— DATA SECTION —

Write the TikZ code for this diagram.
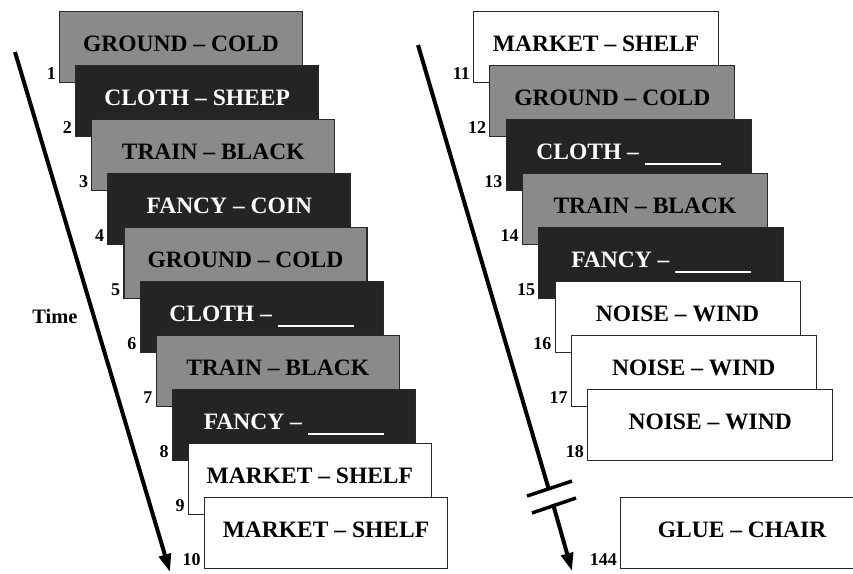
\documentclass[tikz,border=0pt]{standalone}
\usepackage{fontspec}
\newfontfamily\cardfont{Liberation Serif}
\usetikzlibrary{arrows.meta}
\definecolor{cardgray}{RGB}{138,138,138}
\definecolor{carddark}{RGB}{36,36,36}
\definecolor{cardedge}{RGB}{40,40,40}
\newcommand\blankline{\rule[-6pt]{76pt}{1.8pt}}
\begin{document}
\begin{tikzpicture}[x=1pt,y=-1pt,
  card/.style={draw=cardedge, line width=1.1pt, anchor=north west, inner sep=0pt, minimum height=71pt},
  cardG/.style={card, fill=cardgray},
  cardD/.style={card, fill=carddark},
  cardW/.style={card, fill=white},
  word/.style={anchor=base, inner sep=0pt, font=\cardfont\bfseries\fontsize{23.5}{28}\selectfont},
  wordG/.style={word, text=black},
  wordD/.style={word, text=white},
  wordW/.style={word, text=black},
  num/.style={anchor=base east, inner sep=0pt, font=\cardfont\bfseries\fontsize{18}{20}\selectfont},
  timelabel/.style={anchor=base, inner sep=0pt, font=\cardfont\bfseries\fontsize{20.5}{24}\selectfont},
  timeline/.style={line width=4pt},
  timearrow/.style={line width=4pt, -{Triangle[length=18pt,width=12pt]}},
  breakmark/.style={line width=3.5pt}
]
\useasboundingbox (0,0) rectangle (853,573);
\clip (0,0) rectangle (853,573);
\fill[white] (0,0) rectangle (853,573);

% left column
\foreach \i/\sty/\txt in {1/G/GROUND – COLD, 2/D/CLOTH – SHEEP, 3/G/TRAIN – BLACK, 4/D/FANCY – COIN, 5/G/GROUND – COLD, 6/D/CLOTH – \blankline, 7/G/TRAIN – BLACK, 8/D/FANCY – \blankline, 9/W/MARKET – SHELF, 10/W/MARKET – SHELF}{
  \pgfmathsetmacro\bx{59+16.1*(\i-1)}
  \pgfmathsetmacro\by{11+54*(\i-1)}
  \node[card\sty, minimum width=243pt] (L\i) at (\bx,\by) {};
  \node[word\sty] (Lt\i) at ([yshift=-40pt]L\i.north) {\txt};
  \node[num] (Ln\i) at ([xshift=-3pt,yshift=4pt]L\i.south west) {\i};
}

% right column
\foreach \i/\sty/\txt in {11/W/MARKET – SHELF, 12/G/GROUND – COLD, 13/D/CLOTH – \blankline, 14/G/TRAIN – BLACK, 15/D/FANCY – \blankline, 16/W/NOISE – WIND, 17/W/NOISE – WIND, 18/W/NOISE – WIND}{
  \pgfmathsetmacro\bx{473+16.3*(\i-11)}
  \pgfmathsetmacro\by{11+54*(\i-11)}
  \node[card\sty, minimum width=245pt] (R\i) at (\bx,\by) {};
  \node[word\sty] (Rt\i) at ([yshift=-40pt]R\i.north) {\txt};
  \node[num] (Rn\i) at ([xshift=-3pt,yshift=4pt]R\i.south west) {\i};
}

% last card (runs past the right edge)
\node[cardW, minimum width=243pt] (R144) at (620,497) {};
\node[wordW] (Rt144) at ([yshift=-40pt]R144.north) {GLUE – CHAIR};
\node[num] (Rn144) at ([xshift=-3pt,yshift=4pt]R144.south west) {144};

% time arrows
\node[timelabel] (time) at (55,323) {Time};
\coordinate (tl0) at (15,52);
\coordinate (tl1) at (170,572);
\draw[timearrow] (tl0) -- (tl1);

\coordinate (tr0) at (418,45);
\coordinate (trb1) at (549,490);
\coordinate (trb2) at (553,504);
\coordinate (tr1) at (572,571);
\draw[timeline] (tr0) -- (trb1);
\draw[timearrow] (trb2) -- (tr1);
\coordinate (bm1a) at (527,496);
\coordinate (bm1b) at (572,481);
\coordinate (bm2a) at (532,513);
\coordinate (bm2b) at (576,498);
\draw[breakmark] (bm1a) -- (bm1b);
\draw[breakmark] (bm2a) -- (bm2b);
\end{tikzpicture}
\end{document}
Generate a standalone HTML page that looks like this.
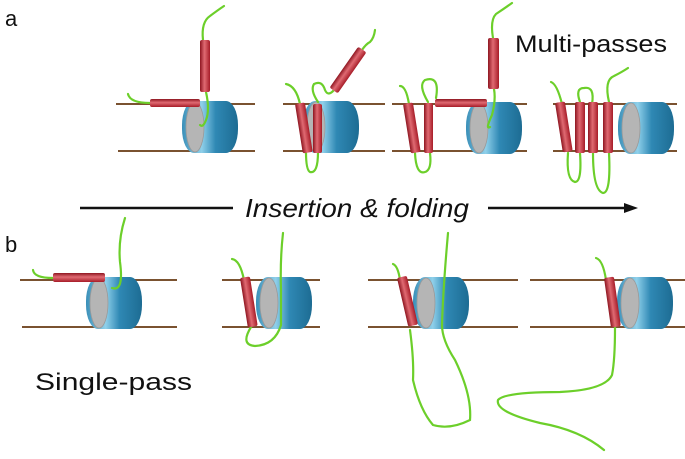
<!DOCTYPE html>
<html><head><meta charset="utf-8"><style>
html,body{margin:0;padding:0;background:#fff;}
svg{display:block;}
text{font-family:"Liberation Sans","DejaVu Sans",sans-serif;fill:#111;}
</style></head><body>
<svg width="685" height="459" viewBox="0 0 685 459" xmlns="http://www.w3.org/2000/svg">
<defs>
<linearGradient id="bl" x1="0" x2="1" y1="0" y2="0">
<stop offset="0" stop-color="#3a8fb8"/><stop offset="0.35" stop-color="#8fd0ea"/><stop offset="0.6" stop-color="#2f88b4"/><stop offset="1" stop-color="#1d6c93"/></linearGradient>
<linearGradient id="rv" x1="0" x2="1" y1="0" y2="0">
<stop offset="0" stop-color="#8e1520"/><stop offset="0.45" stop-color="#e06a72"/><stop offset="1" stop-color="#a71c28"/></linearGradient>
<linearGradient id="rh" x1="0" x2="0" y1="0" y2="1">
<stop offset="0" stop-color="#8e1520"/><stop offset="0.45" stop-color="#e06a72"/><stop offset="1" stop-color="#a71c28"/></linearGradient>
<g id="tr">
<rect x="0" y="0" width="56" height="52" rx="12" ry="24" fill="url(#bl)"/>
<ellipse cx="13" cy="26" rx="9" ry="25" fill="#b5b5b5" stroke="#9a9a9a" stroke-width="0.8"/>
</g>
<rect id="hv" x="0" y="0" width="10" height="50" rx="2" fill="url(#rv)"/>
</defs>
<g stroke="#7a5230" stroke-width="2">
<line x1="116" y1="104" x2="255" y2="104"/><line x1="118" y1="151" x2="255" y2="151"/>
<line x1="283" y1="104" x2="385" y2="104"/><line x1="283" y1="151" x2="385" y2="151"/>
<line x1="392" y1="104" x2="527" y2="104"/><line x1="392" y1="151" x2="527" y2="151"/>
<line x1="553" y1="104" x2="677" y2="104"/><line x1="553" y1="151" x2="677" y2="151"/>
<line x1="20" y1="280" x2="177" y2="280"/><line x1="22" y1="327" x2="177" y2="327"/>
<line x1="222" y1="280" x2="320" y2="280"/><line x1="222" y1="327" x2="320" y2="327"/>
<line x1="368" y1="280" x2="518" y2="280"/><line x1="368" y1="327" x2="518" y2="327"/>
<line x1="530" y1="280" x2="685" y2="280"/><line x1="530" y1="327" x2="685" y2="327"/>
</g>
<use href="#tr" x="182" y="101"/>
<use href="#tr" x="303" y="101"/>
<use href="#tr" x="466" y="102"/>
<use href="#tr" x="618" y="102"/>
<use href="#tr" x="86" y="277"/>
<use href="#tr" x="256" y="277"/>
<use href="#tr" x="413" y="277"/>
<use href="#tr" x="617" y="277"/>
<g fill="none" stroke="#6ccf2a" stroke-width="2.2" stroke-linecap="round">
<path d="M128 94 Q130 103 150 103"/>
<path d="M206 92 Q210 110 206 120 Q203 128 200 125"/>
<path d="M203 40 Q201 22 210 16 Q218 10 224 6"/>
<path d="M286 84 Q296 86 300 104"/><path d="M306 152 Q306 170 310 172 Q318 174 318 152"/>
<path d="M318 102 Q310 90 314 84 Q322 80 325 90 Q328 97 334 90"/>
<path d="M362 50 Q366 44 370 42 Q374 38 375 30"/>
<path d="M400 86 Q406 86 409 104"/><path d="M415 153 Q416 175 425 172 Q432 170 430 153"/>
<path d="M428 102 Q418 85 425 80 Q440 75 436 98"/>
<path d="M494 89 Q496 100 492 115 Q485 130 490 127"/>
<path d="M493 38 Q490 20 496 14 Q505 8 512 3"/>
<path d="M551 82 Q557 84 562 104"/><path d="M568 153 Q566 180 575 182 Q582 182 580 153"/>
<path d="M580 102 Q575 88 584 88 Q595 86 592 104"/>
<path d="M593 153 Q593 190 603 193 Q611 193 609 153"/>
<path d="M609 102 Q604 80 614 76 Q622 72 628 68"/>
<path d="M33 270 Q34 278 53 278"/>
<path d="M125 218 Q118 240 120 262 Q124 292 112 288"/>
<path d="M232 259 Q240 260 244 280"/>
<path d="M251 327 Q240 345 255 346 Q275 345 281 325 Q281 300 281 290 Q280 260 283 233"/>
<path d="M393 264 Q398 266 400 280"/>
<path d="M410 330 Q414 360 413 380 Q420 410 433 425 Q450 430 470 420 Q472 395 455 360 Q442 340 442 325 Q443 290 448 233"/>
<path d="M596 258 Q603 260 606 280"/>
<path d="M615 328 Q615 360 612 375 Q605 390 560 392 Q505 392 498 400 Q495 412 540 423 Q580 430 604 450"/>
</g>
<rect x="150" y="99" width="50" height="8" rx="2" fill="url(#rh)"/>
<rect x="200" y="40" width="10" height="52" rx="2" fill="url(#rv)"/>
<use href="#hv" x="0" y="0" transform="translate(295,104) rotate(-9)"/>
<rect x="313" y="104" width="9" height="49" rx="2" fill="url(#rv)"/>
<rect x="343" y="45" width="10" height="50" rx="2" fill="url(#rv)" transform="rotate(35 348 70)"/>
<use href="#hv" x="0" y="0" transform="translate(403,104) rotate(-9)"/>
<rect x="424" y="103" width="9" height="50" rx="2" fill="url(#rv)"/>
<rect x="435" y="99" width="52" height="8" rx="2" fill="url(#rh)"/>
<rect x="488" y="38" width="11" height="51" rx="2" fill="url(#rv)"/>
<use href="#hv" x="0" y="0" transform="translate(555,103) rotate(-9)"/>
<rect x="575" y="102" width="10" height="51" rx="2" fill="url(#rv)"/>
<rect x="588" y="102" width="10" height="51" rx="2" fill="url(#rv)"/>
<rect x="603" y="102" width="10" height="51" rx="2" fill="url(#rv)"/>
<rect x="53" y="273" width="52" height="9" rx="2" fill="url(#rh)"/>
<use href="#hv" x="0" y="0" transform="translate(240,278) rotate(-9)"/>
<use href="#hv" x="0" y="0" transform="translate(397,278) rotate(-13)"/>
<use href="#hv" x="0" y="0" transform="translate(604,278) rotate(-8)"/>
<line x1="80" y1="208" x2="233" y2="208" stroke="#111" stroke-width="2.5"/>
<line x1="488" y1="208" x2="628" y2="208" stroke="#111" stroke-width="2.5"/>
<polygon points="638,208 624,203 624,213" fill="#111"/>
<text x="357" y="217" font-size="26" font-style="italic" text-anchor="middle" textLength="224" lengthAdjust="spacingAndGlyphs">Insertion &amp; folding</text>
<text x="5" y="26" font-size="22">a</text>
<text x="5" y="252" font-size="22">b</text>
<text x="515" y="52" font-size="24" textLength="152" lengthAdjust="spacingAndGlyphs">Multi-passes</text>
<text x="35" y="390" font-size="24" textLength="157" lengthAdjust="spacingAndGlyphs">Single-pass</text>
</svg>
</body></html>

— TASK GOAL —
Identify all lines where the word "this" shows up. Copy them.

— TASK SOLUTION —
Write the TikZ code for this diagram.
Generate a standalone HTML page that looks like this.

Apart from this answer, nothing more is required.